# PROVIDED MATERIAL start
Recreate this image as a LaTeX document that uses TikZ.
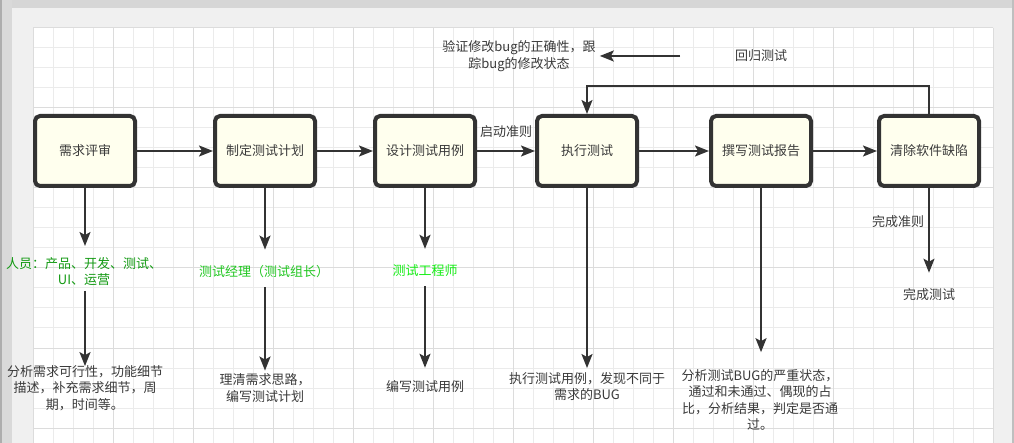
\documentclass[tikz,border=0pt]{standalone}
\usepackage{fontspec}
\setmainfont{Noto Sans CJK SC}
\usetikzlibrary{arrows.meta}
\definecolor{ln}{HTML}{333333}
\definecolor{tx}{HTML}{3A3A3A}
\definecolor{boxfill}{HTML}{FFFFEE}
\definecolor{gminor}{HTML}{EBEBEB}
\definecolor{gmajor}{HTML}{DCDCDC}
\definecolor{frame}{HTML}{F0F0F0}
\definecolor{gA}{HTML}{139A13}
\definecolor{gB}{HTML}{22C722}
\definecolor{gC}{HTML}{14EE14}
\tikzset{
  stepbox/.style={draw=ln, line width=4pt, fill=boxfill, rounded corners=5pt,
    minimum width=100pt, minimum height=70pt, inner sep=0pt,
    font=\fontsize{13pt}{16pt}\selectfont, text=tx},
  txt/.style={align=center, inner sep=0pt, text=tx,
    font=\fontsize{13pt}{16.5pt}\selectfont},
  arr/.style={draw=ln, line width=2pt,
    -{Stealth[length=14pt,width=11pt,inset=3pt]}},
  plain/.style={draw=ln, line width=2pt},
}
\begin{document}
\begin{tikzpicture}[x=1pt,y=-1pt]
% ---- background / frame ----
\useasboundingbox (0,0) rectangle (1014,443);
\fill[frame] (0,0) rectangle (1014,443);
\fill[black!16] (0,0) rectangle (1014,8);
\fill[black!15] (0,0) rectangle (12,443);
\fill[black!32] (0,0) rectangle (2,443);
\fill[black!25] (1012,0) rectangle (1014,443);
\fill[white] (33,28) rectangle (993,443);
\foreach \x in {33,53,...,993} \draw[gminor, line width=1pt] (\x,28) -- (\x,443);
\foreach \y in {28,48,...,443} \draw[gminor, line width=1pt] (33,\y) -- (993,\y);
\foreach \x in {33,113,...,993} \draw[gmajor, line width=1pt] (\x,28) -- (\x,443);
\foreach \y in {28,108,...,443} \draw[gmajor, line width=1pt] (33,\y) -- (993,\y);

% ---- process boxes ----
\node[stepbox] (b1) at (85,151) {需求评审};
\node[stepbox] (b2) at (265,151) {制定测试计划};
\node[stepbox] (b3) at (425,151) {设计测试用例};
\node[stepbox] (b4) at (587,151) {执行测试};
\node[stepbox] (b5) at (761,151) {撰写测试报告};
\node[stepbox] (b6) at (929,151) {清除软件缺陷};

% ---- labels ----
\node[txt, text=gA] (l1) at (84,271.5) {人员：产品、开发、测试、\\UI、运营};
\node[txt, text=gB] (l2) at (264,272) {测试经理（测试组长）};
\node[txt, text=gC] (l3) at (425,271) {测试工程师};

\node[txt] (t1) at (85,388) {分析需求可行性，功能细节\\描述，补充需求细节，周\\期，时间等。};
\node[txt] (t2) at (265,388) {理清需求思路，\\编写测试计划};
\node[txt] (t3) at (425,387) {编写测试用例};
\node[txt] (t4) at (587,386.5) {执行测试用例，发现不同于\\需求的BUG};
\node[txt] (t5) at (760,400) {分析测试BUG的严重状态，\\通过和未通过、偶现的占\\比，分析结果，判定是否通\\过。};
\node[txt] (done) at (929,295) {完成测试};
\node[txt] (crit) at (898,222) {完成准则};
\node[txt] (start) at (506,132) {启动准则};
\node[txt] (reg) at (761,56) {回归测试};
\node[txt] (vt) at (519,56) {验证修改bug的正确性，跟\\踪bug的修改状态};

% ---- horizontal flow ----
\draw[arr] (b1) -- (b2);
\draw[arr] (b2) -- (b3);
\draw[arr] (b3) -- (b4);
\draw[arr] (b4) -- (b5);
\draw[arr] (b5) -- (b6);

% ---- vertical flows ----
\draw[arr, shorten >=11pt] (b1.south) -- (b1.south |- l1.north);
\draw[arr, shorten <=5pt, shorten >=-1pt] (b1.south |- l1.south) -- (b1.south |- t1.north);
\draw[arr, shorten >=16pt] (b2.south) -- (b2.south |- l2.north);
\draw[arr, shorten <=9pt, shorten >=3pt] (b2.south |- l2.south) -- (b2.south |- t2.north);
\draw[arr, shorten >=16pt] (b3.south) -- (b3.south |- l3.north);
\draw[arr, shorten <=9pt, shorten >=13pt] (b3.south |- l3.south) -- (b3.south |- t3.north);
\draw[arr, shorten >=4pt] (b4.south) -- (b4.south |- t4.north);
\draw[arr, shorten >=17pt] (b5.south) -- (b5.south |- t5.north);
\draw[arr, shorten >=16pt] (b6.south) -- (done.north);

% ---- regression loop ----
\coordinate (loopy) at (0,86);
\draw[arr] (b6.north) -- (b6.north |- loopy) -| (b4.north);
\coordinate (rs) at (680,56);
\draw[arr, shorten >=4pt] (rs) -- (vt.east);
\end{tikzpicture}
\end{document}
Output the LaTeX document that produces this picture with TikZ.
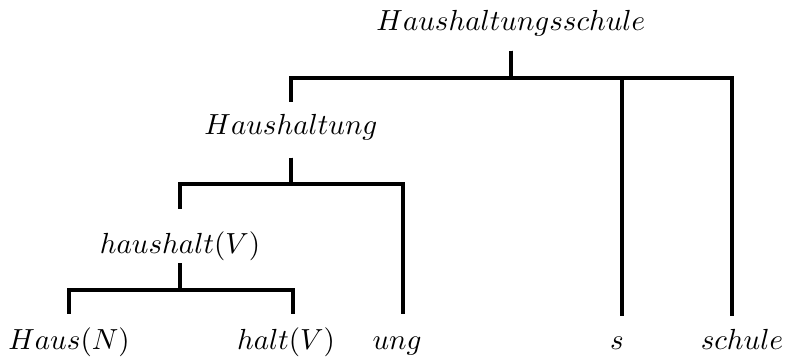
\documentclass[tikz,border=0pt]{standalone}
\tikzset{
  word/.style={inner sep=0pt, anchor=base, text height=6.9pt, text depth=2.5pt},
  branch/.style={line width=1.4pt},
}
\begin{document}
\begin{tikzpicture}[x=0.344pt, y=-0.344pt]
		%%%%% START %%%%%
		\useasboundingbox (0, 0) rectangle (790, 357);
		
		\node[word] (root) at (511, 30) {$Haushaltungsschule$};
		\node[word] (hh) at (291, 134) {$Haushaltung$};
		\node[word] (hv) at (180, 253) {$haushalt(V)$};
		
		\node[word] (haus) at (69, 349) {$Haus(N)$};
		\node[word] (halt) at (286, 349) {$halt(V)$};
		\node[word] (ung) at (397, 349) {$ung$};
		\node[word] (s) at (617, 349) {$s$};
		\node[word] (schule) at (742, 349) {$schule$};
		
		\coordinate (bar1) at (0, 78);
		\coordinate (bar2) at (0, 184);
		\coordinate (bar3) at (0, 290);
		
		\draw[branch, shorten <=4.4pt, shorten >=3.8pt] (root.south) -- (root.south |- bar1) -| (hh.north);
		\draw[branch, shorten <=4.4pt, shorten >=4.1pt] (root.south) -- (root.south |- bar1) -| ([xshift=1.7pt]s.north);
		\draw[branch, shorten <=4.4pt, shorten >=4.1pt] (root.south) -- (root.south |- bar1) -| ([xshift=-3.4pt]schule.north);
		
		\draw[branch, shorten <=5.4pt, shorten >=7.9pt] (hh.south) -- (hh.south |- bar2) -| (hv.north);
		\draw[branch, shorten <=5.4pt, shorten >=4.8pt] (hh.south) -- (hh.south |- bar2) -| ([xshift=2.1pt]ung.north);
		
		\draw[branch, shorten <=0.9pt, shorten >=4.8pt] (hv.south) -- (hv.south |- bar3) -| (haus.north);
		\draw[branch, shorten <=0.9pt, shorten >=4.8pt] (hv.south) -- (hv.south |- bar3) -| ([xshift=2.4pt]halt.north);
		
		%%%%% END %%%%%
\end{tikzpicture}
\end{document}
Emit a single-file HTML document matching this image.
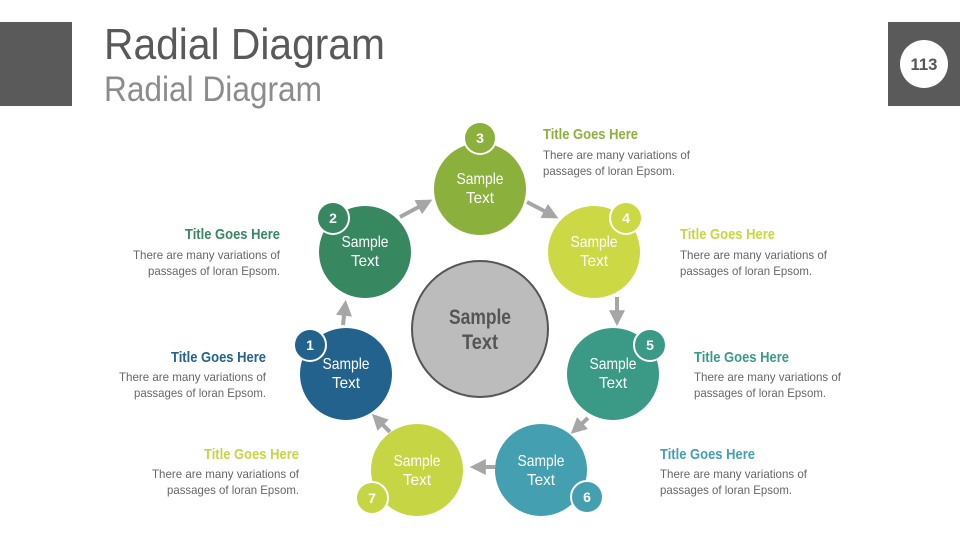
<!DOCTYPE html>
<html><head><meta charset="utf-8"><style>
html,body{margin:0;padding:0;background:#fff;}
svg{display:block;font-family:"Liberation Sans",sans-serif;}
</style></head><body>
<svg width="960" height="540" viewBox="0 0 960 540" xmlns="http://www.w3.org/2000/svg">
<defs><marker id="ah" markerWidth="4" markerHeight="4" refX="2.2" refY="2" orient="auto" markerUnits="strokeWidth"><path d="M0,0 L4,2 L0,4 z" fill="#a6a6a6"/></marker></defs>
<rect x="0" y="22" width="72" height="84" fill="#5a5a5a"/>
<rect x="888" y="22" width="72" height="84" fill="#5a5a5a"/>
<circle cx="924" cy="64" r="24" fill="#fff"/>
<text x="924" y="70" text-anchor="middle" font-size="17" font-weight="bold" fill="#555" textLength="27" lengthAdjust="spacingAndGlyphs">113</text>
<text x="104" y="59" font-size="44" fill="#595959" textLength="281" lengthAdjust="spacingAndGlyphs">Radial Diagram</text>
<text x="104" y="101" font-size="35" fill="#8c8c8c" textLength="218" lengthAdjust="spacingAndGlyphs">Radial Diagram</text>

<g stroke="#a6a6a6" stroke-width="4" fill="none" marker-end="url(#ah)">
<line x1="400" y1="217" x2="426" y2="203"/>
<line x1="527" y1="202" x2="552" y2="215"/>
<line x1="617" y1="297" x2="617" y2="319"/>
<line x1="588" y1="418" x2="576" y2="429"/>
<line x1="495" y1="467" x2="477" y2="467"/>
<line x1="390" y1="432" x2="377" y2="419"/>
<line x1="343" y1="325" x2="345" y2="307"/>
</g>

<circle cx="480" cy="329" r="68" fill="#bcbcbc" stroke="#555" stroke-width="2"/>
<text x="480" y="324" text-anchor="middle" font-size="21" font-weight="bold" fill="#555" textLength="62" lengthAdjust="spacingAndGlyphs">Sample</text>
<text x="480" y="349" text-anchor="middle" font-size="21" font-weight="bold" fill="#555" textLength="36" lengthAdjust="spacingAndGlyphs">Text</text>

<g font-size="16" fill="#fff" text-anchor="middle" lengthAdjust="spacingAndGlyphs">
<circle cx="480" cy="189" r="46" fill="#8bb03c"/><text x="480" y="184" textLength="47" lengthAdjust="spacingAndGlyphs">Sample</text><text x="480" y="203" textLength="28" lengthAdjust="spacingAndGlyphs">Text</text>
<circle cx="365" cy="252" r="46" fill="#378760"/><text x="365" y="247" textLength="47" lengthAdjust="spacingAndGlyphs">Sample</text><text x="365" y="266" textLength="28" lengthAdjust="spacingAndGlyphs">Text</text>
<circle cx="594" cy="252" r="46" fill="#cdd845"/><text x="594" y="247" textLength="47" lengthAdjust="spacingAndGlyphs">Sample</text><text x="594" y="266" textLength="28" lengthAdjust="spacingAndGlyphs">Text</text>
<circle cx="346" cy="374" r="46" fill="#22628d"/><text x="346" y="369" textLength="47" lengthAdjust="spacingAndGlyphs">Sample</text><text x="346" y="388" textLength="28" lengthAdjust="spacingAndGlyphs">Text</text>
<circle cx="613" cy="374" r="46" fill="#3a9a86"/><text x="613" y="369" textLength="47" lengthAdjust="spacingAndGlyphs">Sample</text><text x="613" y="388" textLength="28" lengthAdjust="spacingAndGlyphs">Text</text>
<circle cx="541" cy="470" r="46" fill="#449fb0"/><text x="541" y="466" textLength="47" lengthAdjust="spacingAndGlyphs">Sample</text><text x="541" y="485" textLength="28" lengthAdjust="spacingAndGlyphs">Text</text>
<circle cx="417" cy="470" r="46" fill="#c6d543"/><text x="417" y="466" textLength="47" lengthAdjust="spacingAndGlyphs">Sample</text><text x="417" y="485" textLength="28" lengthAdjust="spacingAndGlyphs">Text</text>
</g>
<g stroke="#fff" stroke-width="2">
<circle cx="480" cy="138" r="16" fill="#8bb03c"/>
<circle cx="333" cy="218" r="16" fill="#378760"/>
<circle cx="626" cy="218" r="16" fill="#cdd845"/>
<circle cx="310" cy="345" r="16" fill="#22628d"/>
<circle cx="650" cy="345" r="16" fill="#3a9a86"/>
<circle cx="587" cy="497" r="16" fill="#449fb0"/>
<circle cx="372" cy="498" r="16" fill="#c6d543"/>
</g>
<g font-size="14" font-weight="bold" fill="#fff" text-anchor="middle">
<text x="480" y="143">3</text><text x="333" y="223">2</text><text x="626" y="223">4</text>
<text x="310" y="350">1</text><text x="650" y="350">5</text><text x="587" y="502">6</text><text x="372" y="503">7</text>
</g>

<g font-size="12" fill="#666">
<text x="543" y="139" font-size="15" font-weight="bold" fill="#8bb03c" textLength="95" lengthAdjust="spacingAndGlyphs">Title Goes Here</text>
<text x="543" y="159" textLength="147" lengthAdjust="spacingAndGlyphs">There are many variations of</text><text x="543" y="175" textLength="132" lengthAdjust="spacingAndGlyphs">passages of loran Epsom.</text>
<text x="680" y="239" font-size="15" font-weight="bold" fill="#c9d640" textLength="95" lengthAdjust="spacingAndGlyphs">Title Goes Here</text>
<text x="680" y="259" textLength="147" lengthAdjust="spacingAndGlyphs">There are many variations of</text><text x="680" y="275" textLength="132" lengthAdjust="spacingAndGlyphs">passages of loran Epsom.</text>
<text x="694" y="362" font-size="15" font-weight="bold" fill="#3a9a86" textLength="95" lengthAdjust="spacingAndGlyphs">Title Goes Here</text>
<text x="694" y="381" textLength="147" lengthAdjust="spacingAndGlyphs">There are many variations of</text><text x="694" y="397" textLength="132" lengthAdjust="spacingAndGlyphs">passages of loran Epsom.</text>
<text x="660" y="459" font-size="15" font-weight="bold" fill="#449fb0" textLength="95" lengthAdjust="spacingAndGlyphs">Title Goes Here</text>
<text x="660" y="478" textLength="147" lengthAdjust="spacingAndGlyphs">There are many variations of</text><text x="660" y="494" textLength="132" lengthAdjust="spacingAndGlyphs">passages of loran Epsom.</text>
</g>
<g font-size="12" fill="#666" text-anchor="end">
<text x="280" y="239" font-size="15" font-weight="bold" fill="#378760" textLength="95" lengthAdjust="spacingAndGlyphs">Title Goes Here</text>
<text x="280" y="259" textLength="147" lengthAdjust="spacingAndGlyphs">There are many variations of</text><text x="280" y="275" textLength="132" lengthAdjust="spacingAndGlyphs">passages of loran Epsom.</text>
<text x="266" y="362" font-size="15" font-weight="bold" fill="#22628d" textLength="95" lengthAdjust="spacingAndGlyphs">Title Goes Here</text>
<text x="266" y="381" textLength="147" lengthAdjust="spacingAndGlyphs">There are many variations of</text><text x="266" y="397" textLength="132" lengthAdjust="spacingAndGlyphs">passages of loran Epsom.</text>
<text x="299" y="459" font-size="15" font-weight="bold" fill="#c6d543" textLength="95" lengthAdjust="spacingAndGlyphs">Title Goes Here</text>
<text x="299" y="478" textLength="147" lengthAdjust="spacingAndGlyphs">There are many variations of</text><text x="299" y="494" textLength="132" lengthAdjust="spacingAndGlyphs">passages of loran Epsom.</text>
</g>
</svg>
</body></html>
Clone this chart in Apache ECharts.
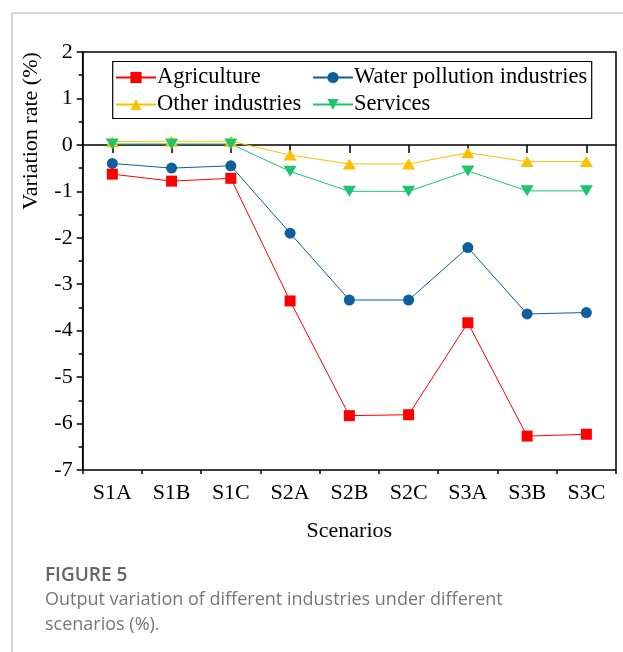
# PROVIDED MATERIAL end
* **GIVEN REQUEST**: Pull out every line in the data above that has the word "this".

* **SOLVED EXERCISE**:
Recreate this image as a LaTeX document that uses TikZ.
Output the LaTeX document that produces this picture with TikZ.
Emit a single-file HTML document matching this image.
Clone this chart in Apache ECharts.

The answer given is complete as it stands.